Os bancos miram os ativos “reais” criados a partir de contratos inteligentes, os tokens, ativo digital cujo objetivo primário é viabilizar transações ao eliminar a volatilidade inerente ao ambiente cripto. Normalmente via lastro em moedas fiduciárias, moeda soberana emitida em rede blockchain pelos bancos centrais de modo a capturar benefícios da tecnologia em ambiente 100%regulado.

Para Thiago Mello, Group Product Manager do Banco Itaú, é importante considerar que o bitcoin é o primeiro caso de uso a se valer da tecnologia blockchain, introduzindo os conceitos de rastreabilidade e imutabilidade aplicados a transações. Mesmo com aquele discurso de primeira tentativa de se criar uma plataforma de transações monetárias não dependentes de Bancos Centrais.

Teste com os criptos

E mesmo que ainda não tenha sido inserido totalmente no sistema bancário tem gente avançando. Por exemplo, a autoridade monetária de Hong Kong fez, no ano passado, a primeira emissão primária de títulos (Green Bonds), com todas as etapas do ciclo de vida de um título realizadas em uma rede blockchain privada.

Na Argentina, a empresa Agrotoken colocou no mercado uma plataforma de tokenização e comercialização de safras de commodities agrícolas, sendo que os recursos levantados servem de lastro para operações em cartão de crédito emitido pela Visa. Ou seja, enquanto o governo de Alberto Fernández tentava uma solução para sua crise com o FMI, os agricultores desenvolveram uma solução para sobreviver.

Existem ações movimentando ativos imobiliários e, é claro, gente oferecendo tokenização e negociação de ações tokenizadas em mercado secundário, possibilitando redução de custos operacionais, uma coisa que a Bolsa de Valores do Brasil e CVM acompanham com muita atenção.

Aliás, nesse assunto o Brasil está bem na foto digital porque o DREX é um passo importante num processo que começou com a eliminação dos famosos DOC e TED e em 2020 com o PIX. A realização da primeira operação entre o Itaú e o BTG, semana passada, foi uma espécie de pontapé para o que vem por aí.
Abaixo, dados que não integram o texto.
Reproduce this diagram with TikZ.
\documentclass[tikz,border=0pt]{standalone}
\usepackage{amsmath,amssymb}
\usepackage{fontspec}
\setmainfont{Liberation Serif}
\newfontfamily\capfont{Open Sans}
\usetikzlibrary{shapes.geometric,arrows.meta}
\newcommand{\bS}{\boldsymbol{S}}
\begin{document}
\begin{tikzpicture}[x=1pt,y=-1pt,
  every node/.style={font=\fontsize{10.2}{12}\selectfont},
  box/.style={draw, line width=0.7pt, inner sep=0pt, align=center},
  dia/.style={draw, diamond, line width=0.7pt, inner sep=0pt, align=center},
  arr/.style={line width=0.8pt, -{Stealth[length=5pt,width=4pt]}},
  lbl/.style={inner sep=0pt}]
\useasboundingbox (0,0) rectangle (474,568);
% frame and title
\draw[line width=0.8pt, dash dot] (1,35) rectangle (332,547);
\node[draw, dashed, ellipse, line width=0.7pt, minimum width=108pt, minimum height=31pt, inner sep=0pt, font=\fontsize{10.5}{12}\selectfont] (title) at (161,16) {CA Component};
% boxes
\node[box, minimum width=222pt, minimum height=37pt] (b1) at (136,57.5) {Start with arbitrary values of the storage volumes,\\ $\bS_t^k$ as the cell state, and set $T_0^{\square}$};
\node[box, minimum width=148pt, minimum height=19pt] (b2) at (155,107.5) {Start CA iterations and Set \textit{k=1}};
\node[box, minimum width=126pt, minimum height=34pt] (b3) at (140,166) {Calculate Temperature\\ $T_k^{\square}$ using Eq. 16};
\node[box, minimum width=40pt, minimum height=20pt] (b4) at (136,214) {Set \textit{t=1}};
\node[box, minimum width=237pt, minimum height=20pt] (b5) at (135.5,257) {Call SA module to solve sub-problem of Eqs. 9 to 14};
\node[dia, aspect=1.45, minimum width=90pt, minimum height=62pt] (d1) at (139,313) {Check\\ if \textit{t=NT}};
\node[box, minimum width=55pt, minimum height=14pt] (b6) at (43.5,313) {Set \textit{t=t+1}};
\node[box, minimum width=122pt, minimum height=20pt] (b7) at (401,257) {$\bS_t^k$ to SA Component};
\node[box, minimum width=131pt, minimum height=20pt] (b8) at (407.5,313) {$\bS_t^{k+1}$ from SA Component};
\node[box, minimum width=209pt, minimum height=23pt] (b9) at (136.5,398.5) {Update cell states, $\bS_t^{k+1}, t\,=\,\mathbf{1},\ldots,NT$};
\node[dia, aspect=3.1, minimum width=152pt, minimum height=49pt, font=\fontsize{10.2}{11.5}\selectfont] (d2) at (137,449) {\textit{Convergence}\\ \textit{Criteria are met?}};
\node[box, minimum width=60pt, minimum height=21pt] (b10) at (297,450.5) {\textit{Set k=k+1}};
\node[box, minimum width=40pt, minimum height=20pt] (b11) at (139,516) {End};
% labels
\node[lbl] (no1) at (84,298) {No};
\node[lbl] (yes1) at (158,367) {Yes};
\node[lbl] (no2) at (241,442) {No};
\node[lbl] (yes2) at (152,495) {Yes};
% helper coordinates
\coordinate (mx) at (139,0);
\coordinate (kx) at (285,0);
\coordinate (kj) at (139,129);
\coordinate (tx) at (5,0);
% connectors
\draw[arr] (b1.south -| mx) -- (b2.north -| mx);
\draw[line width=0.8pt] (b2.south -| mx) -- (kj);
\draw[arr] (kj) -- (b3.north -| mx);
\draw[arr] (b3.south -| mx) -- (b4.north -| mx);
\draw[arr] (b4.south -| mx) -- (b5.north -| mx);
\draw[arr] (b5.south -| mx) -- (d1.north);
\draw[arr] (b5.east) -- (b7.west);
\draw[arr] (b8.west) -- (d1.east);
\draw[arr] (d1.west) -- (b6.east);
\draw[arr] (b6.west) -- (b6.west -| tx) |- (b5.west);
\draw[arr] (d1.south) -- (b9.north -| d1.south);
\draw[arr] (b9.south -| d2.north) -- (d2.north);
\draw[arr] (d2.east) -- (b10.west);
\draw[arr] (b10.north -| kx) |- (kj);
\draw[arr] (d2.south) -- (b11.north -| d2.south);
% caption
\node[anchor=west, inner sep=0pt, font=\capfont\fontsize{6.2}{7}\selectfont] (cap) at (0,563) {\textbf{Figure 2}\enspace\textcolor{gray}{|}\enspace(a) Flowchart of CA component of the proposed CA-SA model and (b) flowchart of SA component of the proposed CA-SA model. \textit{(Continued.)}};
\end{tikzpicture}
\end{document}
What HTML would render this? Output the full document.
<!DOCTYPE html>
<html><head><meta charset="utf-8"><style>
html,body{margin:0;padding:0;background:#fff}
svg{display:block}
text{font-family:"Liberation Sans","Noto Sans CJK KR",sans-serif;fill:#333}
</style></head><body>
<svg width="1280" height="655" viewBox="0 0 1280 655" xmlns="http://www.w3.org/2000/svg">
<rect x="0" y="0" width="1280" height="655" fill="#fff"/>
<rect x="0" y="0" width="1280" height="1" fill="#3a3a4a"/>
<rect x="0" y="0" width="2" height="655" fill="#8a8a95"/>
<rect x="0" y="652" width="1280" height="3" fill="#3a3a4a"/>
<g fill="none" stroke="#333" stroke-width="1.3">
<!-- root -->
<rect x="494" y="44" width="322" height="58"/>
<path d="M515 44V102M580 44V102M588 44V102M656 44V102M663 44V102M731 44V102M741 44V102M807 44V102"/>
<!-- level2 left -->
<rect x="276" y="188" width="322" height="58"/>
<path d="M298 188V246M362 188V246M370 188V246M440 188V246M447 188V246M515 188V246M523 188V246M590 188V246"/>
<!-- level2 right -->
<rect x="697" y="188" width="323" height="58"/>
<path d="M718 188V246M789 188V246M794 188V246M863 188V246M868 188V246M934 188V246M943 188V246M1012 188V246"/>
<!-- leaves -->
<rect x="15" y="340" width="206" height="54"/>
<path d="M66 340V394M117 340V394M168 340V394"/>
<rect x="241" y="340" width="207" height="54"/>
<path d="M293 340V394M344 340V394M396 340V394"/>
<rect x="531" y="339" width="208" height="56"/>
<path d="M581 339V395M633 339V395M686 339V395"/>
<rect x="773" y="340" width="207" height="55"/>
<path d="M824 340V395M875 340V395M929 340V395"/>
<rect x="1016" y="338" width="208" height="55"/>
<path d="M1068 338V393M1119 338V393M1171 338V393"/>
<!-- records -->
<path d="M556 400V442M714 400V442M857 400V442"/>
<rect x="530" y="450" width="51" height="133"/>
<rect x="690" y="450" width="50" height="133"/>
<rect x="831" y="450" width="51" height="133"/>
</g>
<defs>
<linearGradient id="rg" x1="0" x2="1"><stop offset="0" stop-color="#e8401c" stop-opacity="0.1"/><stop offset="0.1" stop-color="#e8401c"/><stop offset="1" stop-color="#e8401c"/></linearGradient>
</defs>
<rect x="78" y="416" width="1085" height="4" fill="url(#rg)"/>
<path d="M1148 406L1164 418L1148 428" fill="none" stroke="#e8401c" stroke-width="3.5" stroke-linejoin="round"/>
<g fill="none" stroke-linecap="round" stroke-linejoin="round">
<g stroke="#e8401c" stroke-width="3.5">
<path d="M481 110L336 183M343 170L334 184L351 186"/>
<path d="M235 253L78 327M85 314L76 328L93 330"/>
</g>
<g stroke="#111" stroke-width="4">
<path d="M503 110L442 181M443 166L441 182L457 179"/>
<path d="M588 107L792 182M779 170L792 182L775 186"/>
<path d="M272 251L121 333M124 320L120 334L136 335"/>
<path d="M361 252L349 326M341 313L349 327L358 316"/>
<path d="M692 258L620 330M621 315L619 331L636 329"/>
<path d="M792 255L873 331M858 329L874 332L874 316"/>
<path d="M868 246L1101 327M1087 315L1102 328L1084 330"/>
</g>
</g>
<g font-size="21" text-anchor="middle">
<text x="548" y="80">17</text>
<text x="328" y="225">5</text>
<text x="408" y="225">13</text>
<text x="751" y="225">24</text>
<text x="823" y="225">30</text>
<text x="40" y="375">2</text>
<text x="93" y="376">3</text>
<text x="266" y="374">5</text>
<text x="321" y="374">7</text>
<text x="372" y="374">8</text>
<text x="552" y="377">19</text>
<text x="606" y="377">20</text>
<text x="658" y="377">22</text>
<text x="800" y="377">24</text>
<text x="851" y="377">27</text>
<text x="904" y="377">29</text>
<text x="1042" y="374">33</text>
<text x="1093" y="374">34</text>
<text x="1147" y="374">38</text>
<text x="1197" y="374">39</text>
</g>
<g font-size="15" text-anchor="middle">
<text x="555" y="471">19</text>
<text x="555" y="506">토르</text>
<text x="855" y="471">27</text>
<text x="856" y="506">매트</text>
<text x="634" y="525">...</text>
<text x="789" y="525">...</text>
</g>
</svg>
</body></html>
Thiago Mello vê nisso uma estratégia inteligente porque quando o BC define reconhecer o papel de multiplicador monetário dos bancos, trabalhando como arcabouço legal sobre proteções e liberdades individuais, com programabilidade das transações e a previsão de que rede incorpore outras naturezas de ativos possibilita o mercado pode se organizar.
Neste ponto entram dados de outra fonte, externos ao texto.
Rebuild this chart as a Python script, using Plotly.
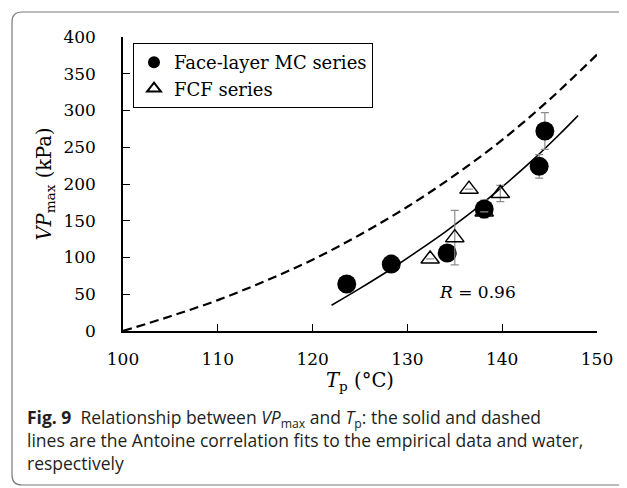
import plotly.graph_objects as go

# ---------------- data ----------------
mc_T = [123.6, 128.3, 134.2, 138.1, 143.9, 144.5]
mc_VP = [64, 91, 106, 166, 224, 272]
mc_err = [11, 5, 6, 12, 16, 25]

fcf_T = [132.4, 135.0, 136.5, 138.1, 139.8]
fcf_VP = [98, 127, 193, 162, 187]
fcf_err = [0, 37, 0, 0, 11]

fit_T = [122, 125, 128, 131, 134, 137, 140, 143, 146, 148]
fit_VP = [35, 58, 82, 108, 135, 164, 196, 230, 267, 293]

water_T = [100, 105, 110, 115, 120, 125, 130, 135, 140, 145, 150]
water_VP = [0, 20, 42, 68, 97, 131, 169, 212, 260, 315, 376]

x_ticks = [100, 110, 120, 130, 140, 150]
y_ticks = [0, 50, 100, 150, 200, 250, 300, 350, 400]

legend_names = ["Face-layer MC series", "FCF series"]
r_label = "<i>R</i> = 0.96"
caption_lines = [
    "<b>Fig. 9</b>\u00a0 Relationship between <i>VP</i><sub>max</sub> and <i>T</i><sub>p</sub>: the solid and dashed",
    "lines are the Antoine correlation fits to the empirical data and water,",
    "respectively",
]

# ---------------- layout geometry (screen pixels; page body adds 8px) ----------------
W, H = 627, 488
OFF = 8
L, T = 123 - OFF, 37 - OFF
PW, PH = 474, 294
R = W - L - PW
B = H - T - PH
SERIF = "DejaVu Serif"


def px(xs):
    return (xs - OFF - L) / PW


def py(ys):
    return (H - B - (ys - OFF)) / PH


fig = go.Figure()

fig.add_trace(go.Scatter(
    x=water_T, y=water_VP, mode="lines", line_shape="spline",
    line=dict(color="black", width=2.2, dash="9px,5px"), showlegend=False,
    hoverinfo="skip"))
fig.add_trace(go.Scatter(
    x=fit_T, y=fit_VP, mode="lines", line_shape="spline",
    line=dict(color="black", width=1.6), showlegend=False, hoverinfo="skip"))

fig.add_trace(go.Scatter(
    x=mc_T, y=mc_VP, mode="markers", name=legend_names[0],
    marker=dict(symbol="circle", size=19, color="black"),
    error_y=dict(type="data", array=mc_err, visible=True, color="#8c8c8c",
                 thickness=1.2, width=4)))
fig.add_trace(go.Scatter(
    x=fcf_T, y=fcf_VP, mode="markers", name=legend_names[1],
    marker=dict(symbol="triangle-up-open", size=16, color="black",
                line=dict(width=1.5, color="black")),
    error_y=dict(type="data", array=fcf_err, visible=True, color="#8c8c8c",
                 thickness=1.2, width=4)))

fig.add_annotation(x=137.4, y=53, xref="x", yref="y", text=r_label,
                   showarrow=False, font=dict(family=SERIF, size=17, color="black"))

# caption (one multi-line text block)
fig.add_annotation(x=px(25), y=py(403), xref="paper", yref="paper",
                   xanchor="left", yanchor="top", text="<br>".join(caption_lines),
                   showarrow=False, align="left",
                   font=dict(family="Open Sans", size=17.5, color="#231f20"))

# outer rounded frame
x0, x1, y0, y1, rad = 12, 650, 12, 485, 10
rx, ry = rad / PW, rad / PH
X0, X1, Y0, Y1 = px(x0), px(x1), py(y0), py(y1)
path = (f"M {X0+rx},{Y0} L {X1-rx},{Y0} Q {X1},{Y0} {X1},{Y0-ry} "
        f"L {X1},{Y1+ry} Q {X1},{Y1} {X1-rx},{Y1} L {X0+rx},{Y1} "
        f"Q {X0},{Y1} {X0},{Y1+ry} L {X0},{Y0-ry} Q {X0},{Y0} {X0+rx},{Y0} Z")
fig.add_shape(type="path", path=path, xref="paper", yref="paper",
              line=dict(color="#7a7a7a", width=1.2), layer="below")

axis_common = dict(
    showgrid=False, zeroline=False, showline=True, linecolor="black",
    linewidth=1.5, ticks="inside", ticklen=7, tickwidth=1.3, tickcolor="black",
    tickfont=dict(family=SERIF, size=17, color="black"),
)
fig.update_xaxes(range=[100, 150], tickvals=x_ticks, ticklabelstandoff=12,
                 title=dict(text="<i>T</i><sub>p</sub> (°C)", standoff=4,
                            font=dict(family=SERIF, size=19.5, color="black")),
                 **axis_common)
fig.update_yaxes(range=[0, 400], tickvals=y_ticks, ticklabelstandoff=22,
                 title=dict(text="<i>VP</i><sub>max</sub> (kPa)", standoff=7,
                            font=dict(family=SERIF, size=19.5, color="black")),
                 **axis_common)

fig.update_layout(
    width=W, height=H, margin=dict(l=L, r=R, t=T, b=B, autoexpand=False),
    paper_bgcolor="white", plot_bgcolor="white",
    legend=dict(x=px(133), y=py(43), xanchor="left", yanchor="top",
                bordercolor="black", borderwidth=1, bgcolor="white",
                itemsizing="constant", tracegroupgap=0,
                font=dict(family=SERIF, size=18, color="black")),
)

fig.write_html("out.html")
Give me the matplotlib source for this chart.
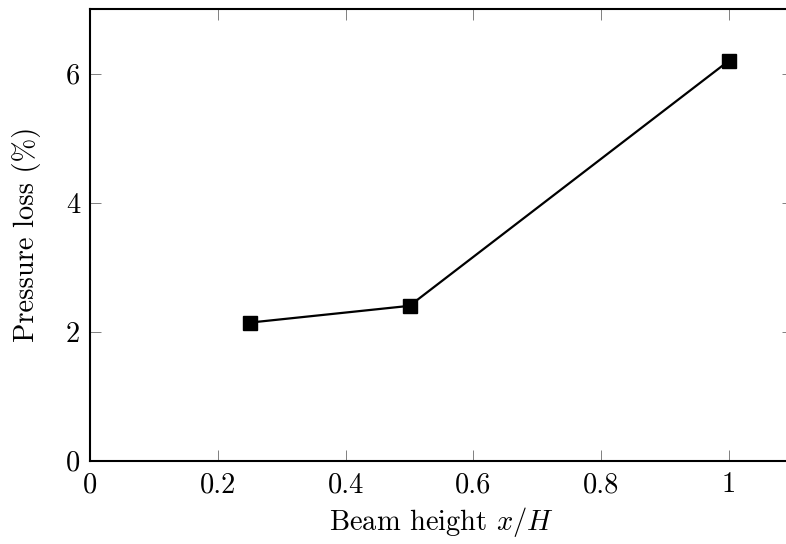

Até porque a proposta de colocar cripto moedas num sistema regulado vai exigir muito trabalho do Legislativo, do Banco Central, da Comissão de Valores Mobiliários e naturalmente da Receita Federal
Como diz Thiago Mello de fato ainda está no início da jornada, claro que os benefícios para o atacado virão primeiro e ainda será necessário criar sistemas relacionados à eficiência operacional, finaliza o Group Product Manager do Itaú.